GIVEN EXERCISE -
Please return exactly the run of lines that begins with the line containing "What TikZ code" and ends with the line containing "title] (title) at", pictures excluded.

__________________________________________________

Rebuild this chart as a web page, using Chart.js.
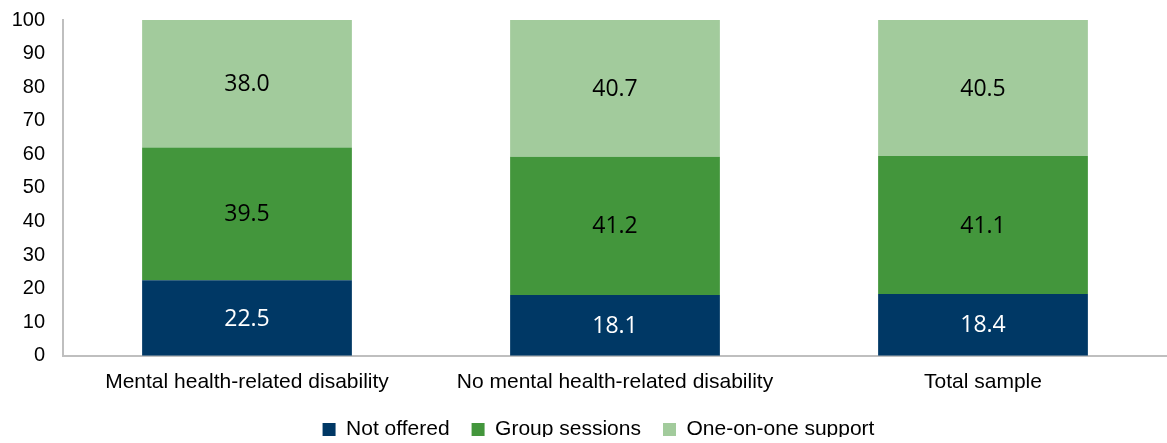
<!DOCTYPE html>
<html>
<head>
<meta charset="utf-8">
<script src="https://cdn.jsdelivr.net/npm/chart.js@4"></script>
<style>
  html, body { margin: 0; padding: 0; background: #fff; }
  #wrap { width: 1167px; height: 443px; position: relative; }
</style>
</head>
<body>
<div id="wrap"><canvas id="c"></canvas></div>
<script>
const categories = ['Mental health-related disability', 'No mental health-related disability', 'Total sample'];
const notOffered = [22.5, 18.1, 18.4];
const groupSessions = [39.5, 41.2, 41.1];
const oneOnOne = [38.0, 40.7, 40.5];
const yTicks = [0, 10, 20, 30, 40, 50, 60, 70, 80, 90, 100];

// draws the value in the middle of each bar segment
const barLabels = {
  id: 'barLabels',
  afterDatasetsDraw(chart) {
    const ctx = chart.ctx;
    ctx.save();
    ctx.font = '23px "Open Sans", sans-serif';
    ctx.textAlign = 'center';
    ctx.textBaseline = 'middle';
    chart.data.datasets.forEach((ds, i) => {
      chart.getDatasetMeta(i).data.forEach((bar, j) => {
        const mid = (bar.y + bar.base) / 2;
        ctx.fillStyle = ds.labelColor;
        ctx.fillText(ds.data[j].toFixed(1), bar.x, mid + 1);
      });
    });
    ctx.restore();
  }
};

// nudge the legend: it sits under the plot area rather than the canvas, and a bit higher
const legendShift = {
  id: 'legendShift',
  afterLayout(chart) {
    chart.legend.left += 15;
    chart.legend.right += 15;
    chart.legend.top -= 12;
    chart.legend.bottom -= 12;
  }
};

new Chart(document.getElementById('c'), {
  type: 'bar',
  data: {
    labels: categories,
    datasets: [
      { label: 'Not offered', data: notOffered, backgroundColor: '#003865', labelColor: '#ffffff' },
      { label: 'Group sessions', data: groupSessions, backgroundColor: '#43963c', labelColor: '#000000' },
      { label: 'One-on-one support', data: oneOnOne, backgroundColor: '#a2cb9c', labelColor: '#000000' }
    ]
  },
  options: {
    responsive: true,
    maintainAspectRatio: false,
    animation: false,
    layout: { padding: { top: 20, right: 0, left: 0, bottom: -6 } },
    datasets: { bar: { barPercentage: 0.57, categoryPercentage: 1.0 } },
    plugins: {
      legend: {
        position: 'bottom',
        maxHeight: 40,
        labels: {
          color: '#000',
          font: { family: 'Liberation Sans, Arial', size: 21 },
          boxWidth: 13,
          boxHeight: 13,
          padding: 22
        }
      },
      tooltip: { enabled: false }
    },
    scales: {
      x: {
        stacked: true,
        grid: { display: false, drawTicks: false },
        border: { color: '#bfbfbf', width: 2 },
        ticks: { color: '#000', font: { family: 'Liberation Sans, Arial', size: 21 }, padding: 14 }
      },
      y: {
        stacked: true,
        min: 0,
        max: 100,
        afterBuildTicks: (axis) => { axis.ticks = yTicks.map(v => ({ value: v })); },
        afterFit: (axis) => {
          axis.width = 63;
          axis.paddingTop = 0;
          axis.paddingBottom = 0;
        },
        grid: { display: false, drawTicks: false },
        border: { color: '#bfbfbf', width: 2 },
        ticks: { color: '#000', font: { family: 'Liberation Sans, Arial', size: 20 }, padding: 18 }
      }
    }
  },
  plugins: [barLabels, legendShift]
});
</script>
</body>
</html>
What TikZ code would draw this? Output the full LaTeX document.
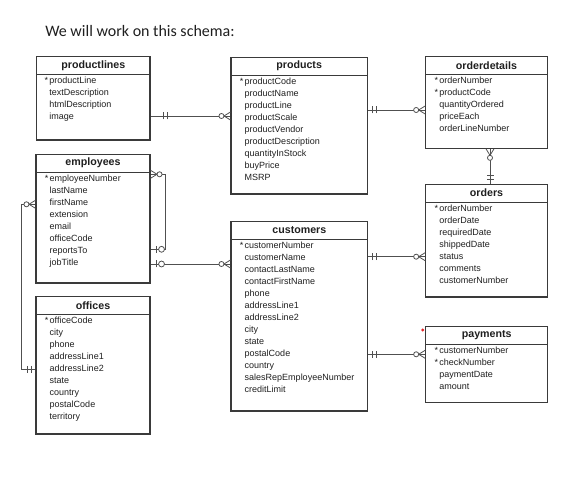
\documentclass[tikz,border=0pt]{standalone}
\usepackage{fontspec}
\setmainfont{Liberation Sans}
\newfontfamily\titlefont{Carlito}
\usetikzlibrary{calc,fit}
\definecolor{erInk}{HTML}{1F1F1F}
\definecolor{erFrame}{HTML}{3A3A3A}
\definecolor{erLink}{HTML}{505050}
\definecolor{erRed}{HTML}{E5252A}
\tikzset{
  every picture/.style={text=erInk},
  er box/.style={draw=erFrame, line width=0.8pt, inner sep=0pt},
  er rule/.style={draw=erFrame, line width=0.8pt},
  er head/.style={font=\bfseries\fontsize{8}{10}\selectfont, inner sep=0pt},
  er row/.style={font=\fontsize{6.75}{9}\selectfont, anchor=base west, inner sep=0pt},
  er link/.style={draw=erLink, line width=0.6pt},
  er title/.style={font=\titlefont\fontsize{12}{14}\selectfont, anchor=base west, inner sep=0pt},
  pics/er one/.style={code={\draw[er link] (-4.5,-3.5) -- (-4.5,3.5) (-8.5,-3.5) -- (-8.5,3.5);}},
  pics/er many/.style={code={\draw[er link] (0,-4) -- (-6.5,0) -- (0,4);
      \draw[er link, fill=white] (-9,0) circle (1.9pt);}},
  pics/er one opt/.style={code={\draw[er link] (-6,-3.5) -- (-6,3.5);
      \draw[er link, fill=white] (-11,0) circle (2.2pt);}}
}
\begin{document}
\begin{tikzpicture}[x=0.75pt,y=-0.75pt]
  \useasboundingbox (0,0) rectangle (569,495);
  \node[er title] (title) at (45,37) {We will work on this schema:};

  % productlines
  \node[er box, fit={(36.7,56.7) (150,140)}] (plines) {};
  \node[er head] (plines-h) at ($(plines.north)+(0,9.25)$) {productlines};
  \draw[er rule] ($(plines.north west)+(0,18.5)$) -- ($(plines.north east)+(0,18.5)$);
  \foreach \t [count=\i from 0] in {{\llap{*\hspace{1pt}}productLine}, textDescription, htmlDescription, image}
    \node[er row] (plines-\i) at ($(plines.north west)+(13,{27.5+12*\i})$) {\t};

  % products
  \node[er box, fit={(231,57.3) (367.3,194)}] (prods) {};
  \node[er head] (prods-h) at ($(prods.north)+(0,9.25)$) {products};
  \draw[er rule] ($(prods.north west)+(0,18.5)$) -- ($(prods.north east)+(0,18.5)$);
  \foreach \t [count=\i from 0] in {{\llap{*\hspace{1pt}}productCode}, productName, productLine, productScale,
      productVendor, productDescription, quantityInStock, buyPrice, MSRP}
    \node[er row] (prods-\i) at ($(prods.north west)+(14,{27.5+12*\i})$) {\t};

  % orderdetails
  \node[er box, fit={(425.7,56.7) (547.3,148.3)}] (odetails) {};
  \node[er head] (odetails-h) at ($(odetails.north)+(0,9.25)$) {orderdetails};
  \draw[er rule] ($(odetails.north west)+(0,18.5)$) -- ($(odetails.north east)+(0,18.5)$);
  \foreach \t [count=\i from 0] in {{\llap{*\hspace{1pt}}orderNumber}, {\llap{*\hspace{1pt}}productCode}, quantityOrdered,
      priceEach, orderLineNumber}
    \node[er row] (odetails-\i) at ($(odetails.north west)+(14,{27.5+12*\i})$) {\t};

  % employees
  \node[er box, fit={(36,154.3) (150,283)}] (emps) {};
  \node[er head] (emps-h) at ($(emps.north)+(0,9.25)$) {employees};
  \draw[er rule] ($(emps.north west)+(0,18.5)$) -- ($(emps.north east)+(0,18.5)$);
  \foreach \t [count=\i from 0] in {{\llap{*\hspace{1pt}}employeeNumber}, lastName, firstName, extension,
      email, officeCode, reportsTo, jobTitle}
    \node[er row] (emps-\i) at ($(emps.north west)+(14,{27.5+12*\i})$) {\t};

  % offices
  \node[er box, fit={(36,296.7) (150,434)}] (offs) {};
  \node[er head] (offs-h) at ($(offs.north)+(0,9.25)$) {offices};
  \draw[er rule] ($(offs.north west)+(0,18.5)$) -- ($(offs.north east)+(0,18.5)$);
  \foreach \t [count=\i from 0] in {{\llap{*\hspace{1pt}}officeCode}, city, phone, addressLine1, addressLine2,
      state, country, postalCode, territory}
    \node[er row] (offs-\i) at ($(offs.north west)+(14,{27.5+12*\i})$) {\t};

  % customers
  \node[er box, fit={(231,221.7) (367.7,411)}] (custs) {};
  \node[er head] (custs-h) at ($(custs.north)+(0,9.25)$) {customers};
  \draw[er rule] ($(custs.north west)+(0,18.5)$) -- ($(custs.north east)+(0,18.5)$);
  \foreach \t [count=\i from 0] in {{\llap{*\hspace{1pt}}customerNumber}, customerName, contactLastName,
      contactFirstName, phone, addressLine1, addressLine2, city, state, postalCode, country,
      salesRepEmployeeNumber, creditLimit}
    \node[er row] (custs-\i) at ($(custs.north west)+(14,{27.5+12*\i})$) {\t};

  % orders
  \node[er box, fit={(425.7,184.3) (547.3,297)}] (orders) {};
  \node[er head] (orders-h) at ($(orders.north)+(0,9.25)$) {orders};
  \draw[er rule] ($(orders.north west)+(0,18.5)$) -- ($(orders.north east)+(0,18.5)$);
  \foreach \t [count=\i from 0] in {{\llap{*\hspace{1pt}}orderNumber}, orderDate, requiredDate, shippedDate,
      status, comments, customerNumber}
    \node[er row] (orders-\i) at ($(orders.north west)+(14,{27.5+12*\i})$) {\t};

  % payments
  \node[er box, fit={(425.7,326.7) (547.7,402.7)}] (pays) {};
  \node[er head] (pays-h) at ($(pays.north)+(0,9.25)$) {payments};
  \draw[er rule] ($(pays.north west)+(0,18.5)$) -- ($(pays.north east)+(0,18.5)$);
  \foreach \t [count=\i from 0] in {{\llap{*\hspace{1pt}}customerNumber}, {\llap{*\hspace{1pt}}checkNumber}, paymentDate, amount}
    \node[er row] (pays-\i) at ($(pays.north west)+(14,{27.5+12*\i})$) {\t};

  % relations
  \draw[er link] (plines.east |- 0,116) -- (prods.west |- 0,116) pic{er many};
  \pic[rotate=180] at ($(plines.east |- 0,116)+(8,0)$) {er one};
  \draw[er link] (prods.east |- 0,110) pic[rotate=180]{er one} -- (odetails.west |- 0,110) pic{er many};
  \draw[er link] (odetails.south -| 490,0) pic[rotate=90]{er many} -- (orders.north -| 490,0) pic[rotate=-90]{er one};
  \draw[er link] (custs.east |- 0,256.7) pic[rotate=180]{er one} -- (orders.west |- 0,256.7) pic{er many};
  \draw[er link] (custs.east |- 0,354.3) pic[rotate=180]{er one} -- (pays.west |- 0,354.3) pic{er many};
  \draw[er link] (emps.east |- 0,264) pic[rotate=180]{er one opt} -- (custs.west |- 0,264) pic{er many};
  \draw[er link] (emps.east |- 0,174.3) pic[rotate=180]{er many} -- ++(15,0)
    |- (emps.east |- 0,249.3) pic[rotate=180]{er one opt};
  \draw[er link] (emps.west |- 0,204.3) pic{er many} -- ++(-14.3,0)
    |- (offs.west |- 0,369.3) pic{er one};
  \fill[erRed] (422.7,330) circle (1.2pt);
\end{tikzpicture}
\end{document}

__________________________________________________

THE COMPLETED TASK -
What TikZ code would draw this? Output the full LaTeX document.
\documentclass[tikz,border=0pt]{standalone}
\usepackage{fontspec}
\setmainfont{Liberation Sans}
\newfontfamily\titlefont{Carlito}
\usetikzlibrary{calc,fit}
\definecolor{erInk}{HTML}{1F1F1F}
\definecolor{erFrame}{HTML}{3A3A3A}
\definecolor{erLink}{HTML}{505050}
\definecolor{erRed}{HTML}{E5252A}
\tikzset{
  every picture/.style={text=erInk},
  er box/.style={draw=erFrame, line width=0.8pt, inner sep=0pt},
  er rule/.style={draw=erFrame, line width=0.8pt},
  er head/.style={font=\bfseries\fontsize{8}{10}\selectfont, inner sep=0pt},
  er row/.style={font=\fontsize{6.75}{9}\selectfont, anchor=base west, inner sep=0pt},
  er link/.style={draw=erLink, line width=0.6pt},
  er title/.style={font=\titlefont\fontsize{12}{14}\selectfont, anchor=base west, inner sep=0pt},
  pics/er one/.style={code={\draw[er link] (-4.5,-3.5) -- (-4.5,3.5) (-8.5,-3.5) -- (-8.5,3.5);}},
  pics/er many/.style={code={\draw[er link] (0,-4) -- (-6.5,0) -- (0,4);
      \draw[er link, fill=white] (-9,0) circle (1.9pt);}},
  pics/er one opt/.style={code={\draw[er link] (-6,-3.5) -- (-6,3.5);
      \draw[er link, fill=white] (-11,0) circle (2.2pt);}}
}
\begin{document}
\begin{tikzpicture}[x=0.75pt,y=-0.75pt]
  \useasboundingbox (0,0) rectangle (569,495);
  \node[er title] (title) at (45,37) {We will work on this schema:};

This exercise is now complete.